The Cisco DEVCOR Certification does a great job ensuring that we understand the core principles around excellent software design practices. You will find yourself reviewing best practices for software design around important aspects like scalability, high availability, and maintainability. With that said, let’s take a close look at a key first step in designing for maintainability.
A key step early on when designing a software solution is to evaluate what approach you should take to the problem. This is often a decision where you will land upon a certain design pattern.
A very common and powerful method of evaluating the design you intend is to consider it against the functional and non-functional requirements you face. Functional requirements specify what the software in question should do. On the other hand, nonfunctional requirements tell you how a system should perform those actions.
Functional requirements describe the required actions of a system. This might be some business process, or data manipulation, or user interaction. I could go on and on here since this would include any other action that the system can perform.
You will notice (if you are doing it right) that functional requirements can often be measured in “yes” or “no” terms and these requirements usually include the words “can” or “shall.”
Here are some example functional requirements of a Web application GUI you might be designing:
- Users can access a map of the network topology
- Users can add new notes to network devices
- Users can save configurations to a local drive
- Users can save configurations to a cloud drive
- Users can restore configruations back to a previous version
- The administrator can create and delete users
- Configurations can be sent to other users
Functional requirements are often derived from what we call user stories. User stories are short descriptions of functionalities, as seen from the end-user perspective. They focus more on how the user interacts with the system and what they expect the goal of the interaction to be, rather than what the system does.
Another tool we like to call upon is called a use case. A use case focuses less on the user’s interaction and more on the cause and effect of actions. For example, you might have a user story describing the pressing of a button to Create a Template, but the use case might provide much more details on exactly what occurs when this button is pressed.

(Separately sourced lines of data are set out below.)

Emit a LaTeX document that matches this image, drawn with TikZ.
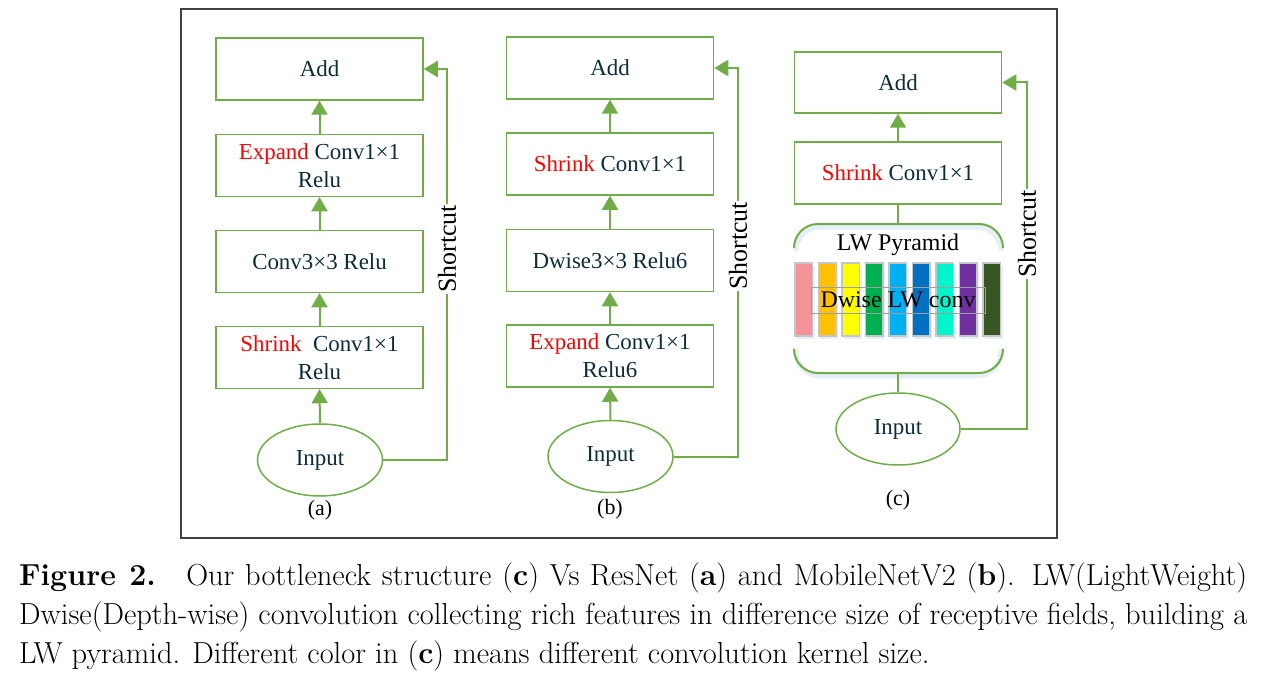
\documentclass[tikz,border=0pt]{standalone}
\usepackage{fontspec}
\newfontfamily\tnr{Liberation Serif}
\usetikzlibrary{arrows.meta,shapes.geometric}
\definecolor{grn}{HTML}{70AD47}
\definecolor{txt}{HTML}{0B2D3A}
\definecolor{frm}{HTML}{404040}
\definecolor{b1}{HTML}{F4939A}
\definecolor{b2}{HTML}{FFC000}
\definecolor{b3}{HTML}{FFFF00}
\definecolor{b4}{HTML}{00B050}
\definecolor{b5}{HTML}{00B0F0}
\definecolor{b6}{HTML}{0070C0}
\definecolor{b7}{HTML}{00F5CC}
\definecolor{b8}{HTML}{7030A0}
\definecolor{b9}{HTML}{375623}
\definecolor{glow}{HTML}{E6EFF8}
\begin{document}
\begin{tikzpicture}[x=1bp,y=-1bp,
  box/.style={draw=grn, line width=1.5bp, minimum width=207bp, minimum height=62bp, align=center, text=txt, font=\tnr\fontsize{23}{28}\selectfont, inner sep=0pt},
  inp/.style={ellipse, draw=grn, line width=1.5bp, minimum width=125bp, minimum height=72bp, text=txt, font=\tnr\fontsize{23}{27}\selectfont, inner sep=0pt},
  arr/.style={draw=grn, line width=2bp, -{Triangle[width=16bp,length=14bp]}},
  ln/.style={draw=grn, line width=2bp},
  sc/.style={rotate=90, fill=white, font=\tnr\fontsize{26}{30}\selectfont, inner sep=1.5bp},
  lab/.style={font=\tnr\fontsize{22}{26}\selectfont, inner sep=0pt},
  captxt/.style={anchor=base west, inner sep=0pt, font=\fontsize{30.5}{36}\selectfont}]
\useasboundingbox[fill=white] (0,0) rectangle (1269,677);
\draw[frm, line width=1.3bp] (181,9) rectangle (1057,538);

% ---------------- (a)
\node[box] (aadd) at (319.5,69) {Add};
\node[box] (aexp) at (319.5,165.5) {\textcolor{red}{Expand} Conv1×1\\Relu};
\node[box] (aconv) at (319.5,261.5) {Conv3×3 Relu};
\node[box] (ashr) at (319.5,357.5) {\textcolor{red}{Shrink}~ Conv1×1\\Relu};
\node[inp] (ain) at (320,460) {Input};
\draw[arr] (ain.north) -- (ashr.south);
\draw[arr] (ashr.north) -- (aconv.south);
\draw[arr] (aconv.north) -- (aexp.south);
\draw[arr] (aexp.north) -- (aadd.south);
\coordinate (ac) at (447,300);
\draw[arr] (ain.east) -| (ac) |- (aadd.east);
\node[sc] (asc) at (447,249) {Shortcut};
\node[lab] (alab) at (320,510) {(a)};

% ---------------- (b)
\node[box] (badd) at (610,68) {Add};
\node[box] (bshr) at (610,164) {\textcolor{red}{Shrink} Conv1×1};
\node[box] (bdw) at (610,260.5) {Dwise3×3 Relu6};
\node[box] (bexp) at (610,356) {\textcolor{red}{Expand} Conv1×1\\Relu6};
\node[inp] (bin) at (610.5,456.5) {Input};
\draw[arr] (bin.north) -- (bexp.south);
\draw[arr] (bexp.north) -- (bdw.south);
\draw[arr] (bdw.north) -- (bshr.south);
\draw[arr] (bshr.north) -- (badd.south);
\coordinate (bc) at (738,300);
\draw[arr] (bin.east) -| (bc) |- (badd.east);
\node[sc] (bsc) at (738,246) {Shortcut};
\node[lab] (blab) at (610,509) {(b)};

% ---------------- (c)
\node[box, minimum height=61bp] (cadd) at (898,82.5) {Add};
\node[box] (cshr) at (898,173) {\textcolor{red}{Shrink} Conv1×1};
\coordinate (ptop) at (898,224);
\coordinate (pbot) at (898,373);
% glow
\draw[glow, line width=5bp, rounded corners=24bp, line cap=round] (796,251) -- (796,227) -- (1001,227) -- (1001,251);
\draw[glow, line width=5bp, rounded corners=24bp, line cap=round] (796,351) -- (796,376) -- (1001,376) -- (1001,351);
\draw[ln, rounded corners=24bp] (794,248) -- (794,224) -- (1003,224) -- (1003,248);
\draw[ln, rounded corners=24bp] (794,349) -- (794,373) -- (1003,373) -- (1003,349);
\node[font=\tnr\fontsize{24}{28}\selectfont, inner sep=0pt] (lwp) at (898,245) {LW Pyramid};
\foreach \c [count=\i from 0] in {b1,b2,b3,b4,b5,b6,b7,b8,b9} {
  \fill[glow] ({796.5+\i*23.5},265.5) rectangle ++(18,73);
  \draw[draw=gray!45, line width=1.2bp, fill=\c] ({795+\i*23.5},263) rectangle ++(17.5,73);
}
\node[draw=gray!75, line width=1bp, minimum width=174bp, minimum height=26bp, inner sep=0pt, font=\tnr\fontsize{24}{28}\selectfont] (dlw) at (898,300) {Dwise LW conv};
\node[inp, minimum width=124bp] (cin) at (898,429) {Input};
\draw[arr] (cshr.north) -- (cadd.south);
\draw[ln] (cshr.south) -- (ptop);
\draw[ln] (pbot) -- (cin.north);
\coordinate (cc) at (1027,300);
\draw[arr] (cin.east) -| (cc) |- (cadd.east);
\node[sc] (csc) at (1027,234) {Shortcut};
\node[lab] (clab) at (898,500) {(c)};

% ---------------- caption
\node[captxt] (cap1) at (19,585) {\makebox[1228bp][s]{\textbf{Figure 2.}\quad Our bottleneck structure (\textbf{c}) Vs ResNet (\textbf{a}) and MobileNetV2 (\textbf{b}). LW(LightWeight)}};
\node[captxt] (cap2) at (19,624) {\makebox[1228bp][s]{Dwise(Depth-wise) convolution collecting rich features in difference size of receptive fields, building a}};
\node[captxt] (cap3) at (19,663) {LW pyramid. Different color in (\textbf{c}) means different convolution kernel size.};
\end{tikzpicture}
\end{document}
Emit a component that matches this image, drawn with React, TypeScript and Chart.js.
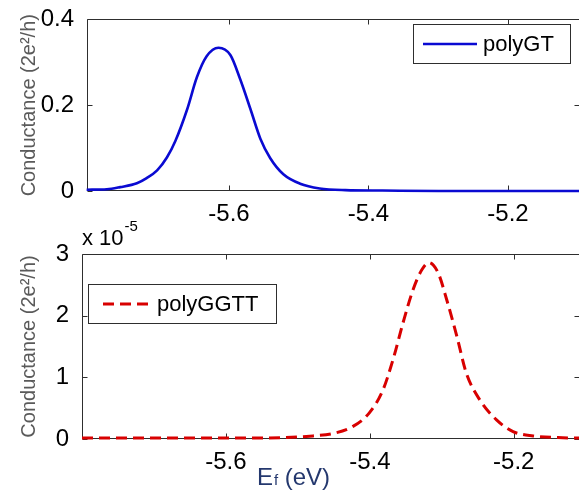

Remember these best practices when it comes to defining your functional requirements:
- Be very concise and to the point.
- Avoid vagueness.
- Ensure your solution is testable.
- Clearly define who is allowed to perform certain actions or access data.
- Fully cover every scenario, including what the system should not do.
- Include complete information about information going into or out of the system.
- Contain only a single functionality.
When gathering requirements, consider the business, administrative, user, and system requirements:
- Business requirements – high-level requirements from a business perspective, such as the users being able to log in with credentials from the corporate network with the corporate network credentials passed through
- Administrative requirements – take care of routine actions, such as logging the changes that are made to some database by the application
- User requreiements – describe the rewquiremetns of your user proporulation, such as the ability to share documents that are created
- System requirements – these describe software and hardware specifications, for example a specific message that is returned when a user attempts to access a document they do not have permissions to read
I like to think of non-functional requirements as the quality attributes for the solution I am designing. Notice that nonfunctional requirements often use the words “must” and “should” and are commonly measured over an interval or a range.
Here are a few examples of non-functional requirements:
- The system must support at least 100 concurrent users
- The system should be available at least 99.999% percent of the time
- Users are required to register before they can use the system
- Passwords must not show anywhere in storage or logs
- The GUI system can be translated into all other languages
- The GUI system should fully load in under 3 seconds
A key for success in the design and your app are to use very specific language with your nonfunctional requirements. Notice here you would not say something like the GUI must load fast, you would instead say “the GUI must fully load in under 3 seconds.”
Nonfunctional requirements specify the quality attributes or technical requirements of the system.
They are more related to the system’s architecture than its functionalities and are often constraints on the technical properties of a system. To ensure maintainability, we will often design excellent internal testing mechanisms to ensure that non-functional requirements are being met or exceeded.